Sunday, May 20, 2012

Vitra/Basel

(Last post before being updated with all the photos on my computer. I may take a pause on blogging in favor of having more time for other things)

Vitra got started as a furniture manufacturer by gaining the rights to produce furniture which they fell in love with on a tour of the shopfronts in the US. Now they hold the rights to most of the best known designer furniture brands and also produce pieces of their own. The campus is a little bit of an architecture zoo, which began after the campus burnt down and needed to be rebuilt. Gehry suggested having a campus as diverse and well-designed as the furniture produced. Since then, the number of buildings designed by Pritzker Prize architects on the grounds has increased to six.

I'm not sure if this is always true, but many of the buildings felt underused, like sculptures in an exhibition rather than a holder of a manufacturing facility.

Vitra Elephants [photo by Paulis Austrins]
HdM - VitraHaus


Fuller - Geodesic Dome
[photo by Paulis Austrins]


Siza - Atelier and Bridge
The story of the fire station is interesting, as originally the campus was too far away from the city to have proper fire protection, after the big fire, a set of employees became trained as firemen specifically for the campus.  Zaha was directly comissioned for the project as a young architect who had won many competitions but never had a client willing to build her unconventional designs. This was her first project. I admire that she stuck to her ideas of movement and energy in architecture even when those ideas were new and unaccepted by construction and clientele, and am glad Vitra allowed those ambitions to come into being.

Zaha - Vitra Fire Station



Ando's story is also notable, as he came from a poor background, but very interested in architecture and being able to travel to see architectural works. In order to have the money to make this wish come true, he went into boxing and was successful enough to have the money both to travel and to open his own practice upon returning to Japan.
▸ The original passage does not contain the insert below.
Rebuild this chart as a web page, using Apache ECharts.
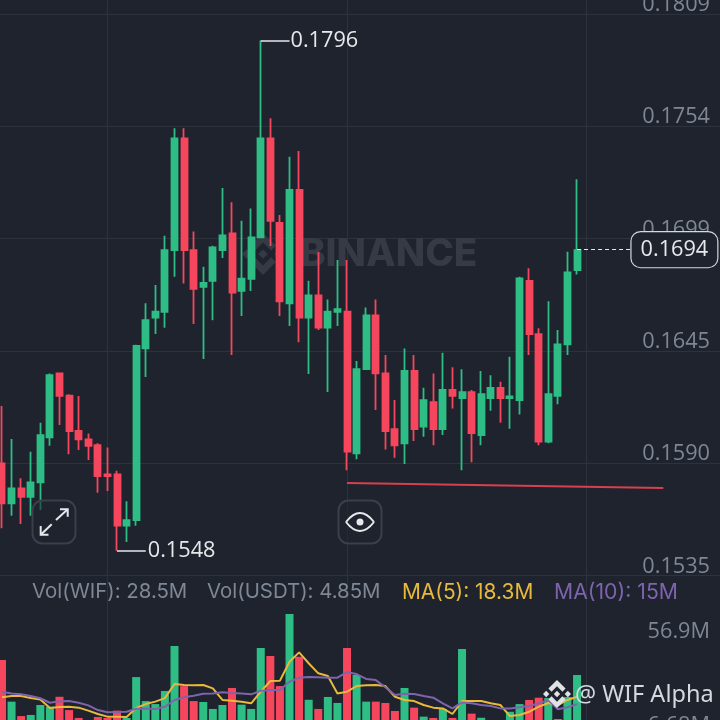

This is one of his early projects. A very Japanese, meditative take to the experience of going to a conference.

Ando - Conference Center [photo by Paulis Austrins]
 



After a lot of potatoes, chocolate, and spending the night at the classiest hostel ever (similar in quality to some of the nicer hotels I've been to), we toured around Basel, looking at older Herzog and de Meuron buildings around town.

Below is the Railway Signal Box by Herzog and de Meuron. It was one of the projects noted by the Pritzer Prize jury when HdM received that prize. It is simple, industrial, and sculptural. The strips of copper are twisted to allow daylight into spaces inside.